The decision, based on an increasingly bleak picture for the rail project's cost competitiveness, could represent a major obstacle for the entire port project.
The Omaha, Neb.-based railroad, along with partner Hutchison Port Holdings, had been considered front runners to build and operate the proposed Mexican port as well as the 200-plus-mile long rail line that would run from Mexico, through California, and connect to U.S. mainlines.
'If the project goes ahead, and the government of Mexico issues (a competitive bidding process), Union Pacific and Hutchison will not bid on it together,' Robert W. Turner, senior vice president for UP corporate relations told the San Diego Tribune.
While no comment was immediately forthcoming from Hutchison, it is possible that the Chinese port conglomerate could partner with another rail line to complete the project.
The Colonet port project is being touted as an alternative destination for mainly Chinese imports as Southern California ports deal with capacity and infrastructure issues. Evolving versions of the Punta Colonet port plan have ranged in cost from as much a $1 billion to $9 billion, and varied in scale from smaller than the Port of San Diego to as large as the Port of Los Angeles and Port of Long Beach combined.

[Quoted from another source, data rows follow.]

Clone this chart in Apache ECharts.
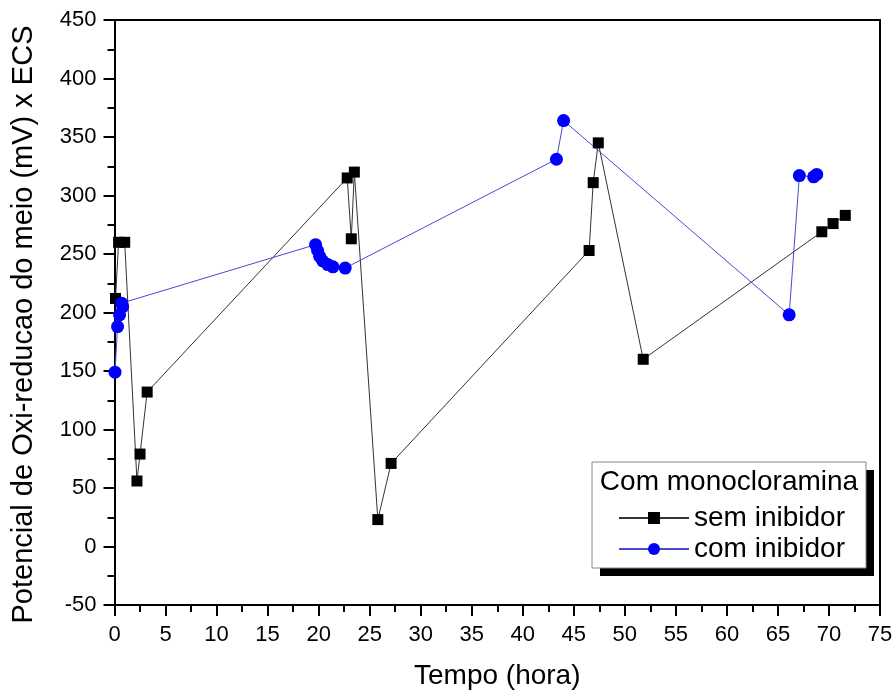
<!DOCTYPE html>
<html>
<head>
<meta charset="utf-8">
<script src="https://cdn.jsdelivr.net/npm/echarts@6/dist/echarts.min.js"></script>
<style>
  html, body { margin: 0; padding: 0; background: #fff; }
  #chart { width: 896px; height: 700px; }
</style>
</head>
<body>
<div id="chart"></div>
<script>
const semInibidor = [
  [0.1, 212], [0.4, 260], [1.0, 260], [2.2, 56], [2.5, 79], [3.2, 132],
  [22.8, 315], [23.2, 263], [23.5, 320], [25.8, 23], [27.1, 71],
  [46.5, 253], [46.9, 311], [47.4, 345], [51.8, 160],
  [69.3, 269], [70.4, 276], [71.6, 283]
]
const comInibidor = [
  [0.05, 149], [0.3, 188], [0.5, 198], [0.8, 205], [0.7, 208],
  [19.7, 258], [19.9, 253], [20.1, 248], [20.4, 244], [20.9, 241], [21.4, 239], [22.6, 238],
  [43.3, 331], [44.0, 364], [66.1, 198], [67.1, 317], [68.5, 316], [68.8, 318]
]
const seriesNames = ['sem inibidor', 'com inibidor']
const legendTitle = 'Com monocloramina'
const xName = 'Tempo (hora)'
const yName = 'Potencial de Oxi-reducao do meio (mV) x ECS'

const font = 'Liberation Sans, Arial, sans-serif'
const chart = echarts.init(document.getElementById('chart'))

const frameAxis = {
  axisLine: { show: true, onZero: false, lineStyle: { color: '#000', width: 2 } },
  axisTick: { show: false },
  axisLabel: { show: false },
  splitLine: { show: false }
}

const option = {
  backgroundColor: '#fff',
  animation: false,
  grid: { left: 114.5, right: 16, top: 20, bottom: 95 },
  xAxis: [
    {
      type: 'value',
      min: 0,
      max: 75,
      interval: 5,
      name: xName,
      nameLocation: 'middle',
      nameGap: 57,
      nameTextStyle: { color: '#000', fontSize: 28, fontFamily: font },
      axisLine: { onZero: false, lineStyle: { color: '#000', width: 2 } },
      axisTick: { length: 11, lineStyle: { color: '#000', width: 2 } },
      minorTick: { show: true, splitNumber: 2, length: 7, lineStyle: { color: '#000', width: 2 } },
      axisLabel: { color: '#000', fontSize: 22, fontFamily: font, margin: 19 },
      splitLine: { show: false }
    },
    Object.assign({ type: 'value', min: 0, max: 75, position: 'top' }, frameAxis)
  ],
  yAxis: [
    {
      type: 'value',
      min: -50,
      max: 450,
      interval: 50,
      name: yName,
      nameLocation: 'middle',
      nameGap: 76,
      nameTextStyle: { color: '#000', fontSize: 29, fontFamily: font, padding: [0, 24, 0, 0] },
      axisLine: { onZero: false, lineStyle: { color: '#000', width: 2 } },
      axisTick: { length: 11, lineStyle: { color: '#000', width: 2 } },
      minorTick: { show: true, splitNumber: 2, length: 7, lineStyle: { color: '#000', width: 2 } },
      axisLabel: { color: '#000', fontSize: 22, fontFamily: font, margin: 18 },
      splitLine: { show: false }
    },
    Object.assign({ type: 'value', min: -50, max: 450, position: 'right' }, frameAxis)
  ],
  graphic: [
    { type: 'rect', z: 1, shape: { x: 600, y: 470, width: 274, height: 106 }, style: { fill: '#000' } },
    { type: 'rect', z: 1, shape: { x: 592, y: 462, width: 274, height: 106 }, style: { fill: '#fff', stroke: '#888', lineWidth: 1 } },
    {
      type: 'text', z: 2, x: 729, y: 482,
      style: { text: legendTitle, fill: '#000', font: '28px ' + font, align: 'center', verticalAlign: 'middle' }
    }
  ],
  legend: {
    orient: 'vertical',
    left: 613,
    top: 499,
    itemWidth: 70,
    itemHeight: 15,
    itemGap: 3,
    textStyle: { color: '#000', fontSize: 28, fontFamily: font },
    data: seriesNames
  },
  series: [
    {
      name: seriesNames[0],
      type: 'line',
      data: semInibidor,
      symbol: 'rect',
      symbolSize: 11,
      itemStyle: { color: '#000' },
      lineStyle: { color: '#333', width: 1 }
    },
    {
      name: seriesNames[1],
      type: 'line',
      data: comInibidor,
      symbol: 'circle',
      symbolSize: 13,
      itemStyle: { color: '#0000ff' },
      lineStyle: { color: '#4a4ad0', width: 1 }
    }
  ]
}

chart.setOption(option)
</script>
</body>
</html>
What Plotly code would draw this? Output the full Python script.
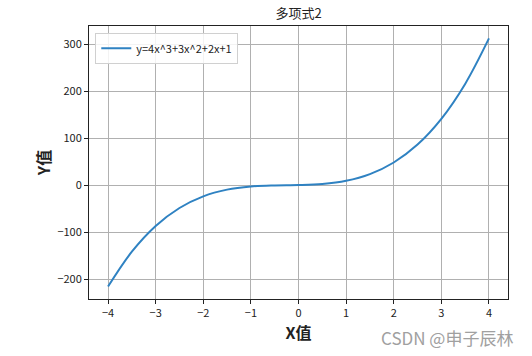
import plotly.graph_objects as go

x_vals = [-4, -3.5, -3, -2.5, -2, -1.5, -1, -0.5, 0, 0.5, 1, 1.5, 2, 2.5, 3, 3.5, 4]
y_vals = [-215, -140.75, -86, -47.75, -23, -8.75, -2, 0.25, 1, 3.25, 10, 24.25, 49, 87.25, 142, 216.25, 313]
x_ticks = [-4, -3, -2, -1, 0, 1, 2, 3, 4]
y_ticks = [-200, -100, 0, 100, 200, 300]
series_name = "y=4x^3+3x^2+2x+1"
title_text = "多项式2"

font_family = "Noto Sans CJK SC, DejaVu Sans, sans-serif"

fig = go.Figure()
fig.add_trace(go.Scatter(
    x=x_vals, y=y_vals, mode="lines", name=series_name,
    line=dict(color="#2f82c2", width=2, shape="spline"),
))

axis_common = dict(
    showline=True, linecolor="#222", linewidth=1, mirror=True,
    showgrid=True, gridcolor="#b0b0b0", gridwidth=1,
    ticks="outside", ticklen=4, tickcolor="#222", tickwidth=1,
    zeroline=False,
    tickfont=dict(family=font_family, size=11, color="#222"),
)

plot_l, plot_r, plot_t, plot_b = 89, 508, 26, 299

fig.update_layout(
    width=532, height=356,
    margin=dict(l=plot_l, r=532 - plot_r, t=plot_t, b=356 - plot_b),
    paper_bgcolor="white", plot_bgcolor="white",
    font=dict(family=font_family, color="#222"),
    title=dict(text=title_text, x=(plot_l + plot_r) / 2 / 532, xanchor="center",
               y=1 - 13 / 356, yanchor="middle",
               font=dict(size=13, color="#222", family=font_family)),
    xaxis=dict(range=[-4.4, 4.4], tickvals=x_ticks,
               ticktext=["\u22124", "\u22123", "\u22122", "\u22121", "0", "1", "2", "3", "4"],
               title=dict(text="<b>X值</b>", font=dict(size=16, family=font_family, color="#222"), standoff=1),
               **axis_common),
    yaxis=dict(range=[-241.4, 339.4], tickvals=y_ticks,
               ticktext=["\u2212200", "\u2212100", "0", "100", "200", "300"],
               title=dict(text="<b>Y值</b>", font=dict(size=16, family=font_family, color="#222"), standoff=2),
               **axis_common),
    showlegend=True,
    legend=dict(x=0.015, y=0.975, xanchor="left", yanchor="top",
                bgcolor="rgba(255,255,255,0.85)", bordercolor="#d0d0d0", borderwidth=1,
                font=dict(size=11, family=font_family, color="#222")),
    annotations=[dict(text="CSDN @申子辰林", xref="paper", yref="paper",
                      x=(515 - plot_l) / (plot_r - plot_l), y=-(337 - plot_b) / (plot_b - plot_t),
                      xanchor="right", yanchor="middle", showarrow=False,
                      font=dict(size=17, color="#a0a0a0", family=font_family))],
)

fig.write_html("out.html")
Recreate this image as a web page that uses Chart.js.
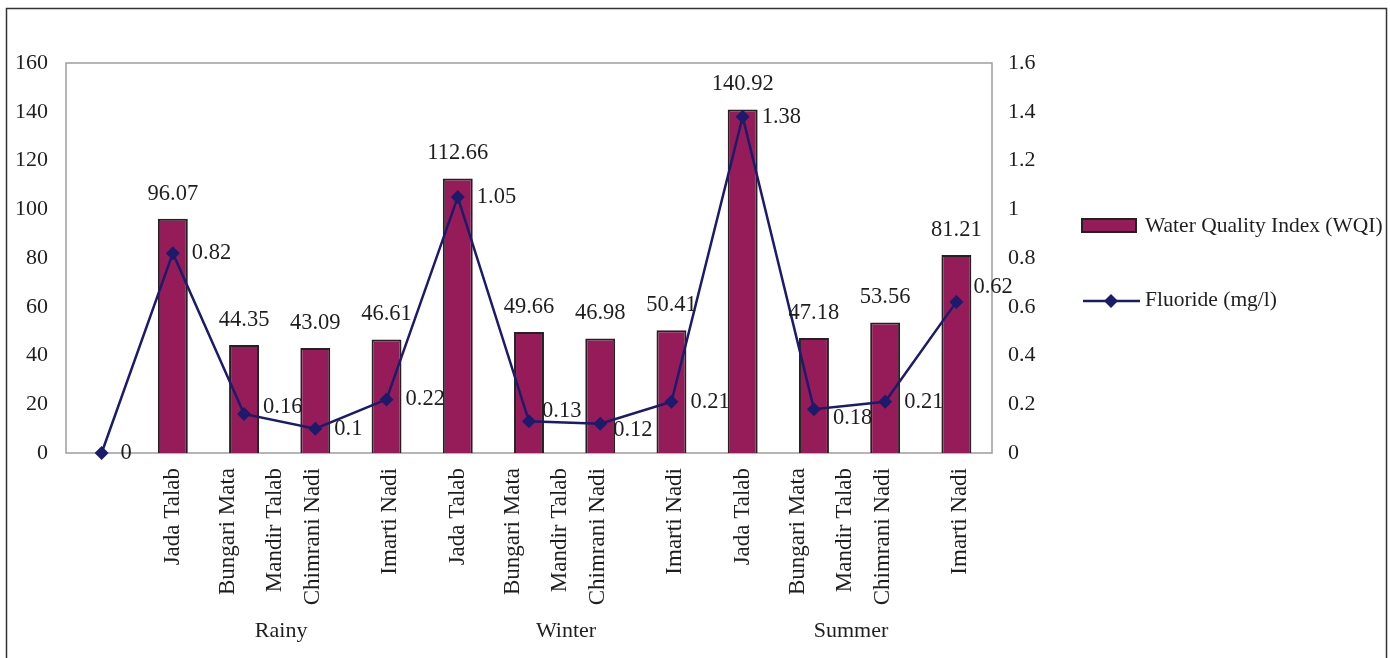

A Mexican rival to the dominant U.S. West Coast Southern California ports has raised concerns in the American shipping industry about a major shift of cargo south of the U.S./Mexican border.
A key component of any Colonet port project would be a connection to U.S. rail lines. The current plan calls for a company in Mexico to construct the longer portion of a new line that would run from Punta Colonet to the U.S. border. The U.S. portion of the proposed new line would need up to 30 miles of track in a largely agricultural area of Yuma County near the intersection of the California, Arizona, and Mexico borders.
Christopher D. Peterson, Union Pacific director of government affairs, told the Yuma Sun that the railroad's decision carries so much weight that it could essentially end the Colonet project.
'This almost certainly closed the door on a route in Yuma County,' Peterson told the newspaper. 'We understand that our decision to suspend our effort means it's almost certain — if not certain — that a few weeks from now there will be no opportunity to build a route.'
While UP's decision may end plans for the firm to build the line on its own, the railroad line held open the possibility of a partnership.
'If others bid and the project goes forward and someone approaches UP about being involved, we would look at it,' Turner told the San Diego Tribune.
The Mexican government is expected to solicit proposals for Punta Colonet this spring and to pick successful bidders later this year, with port operations starting in 2012.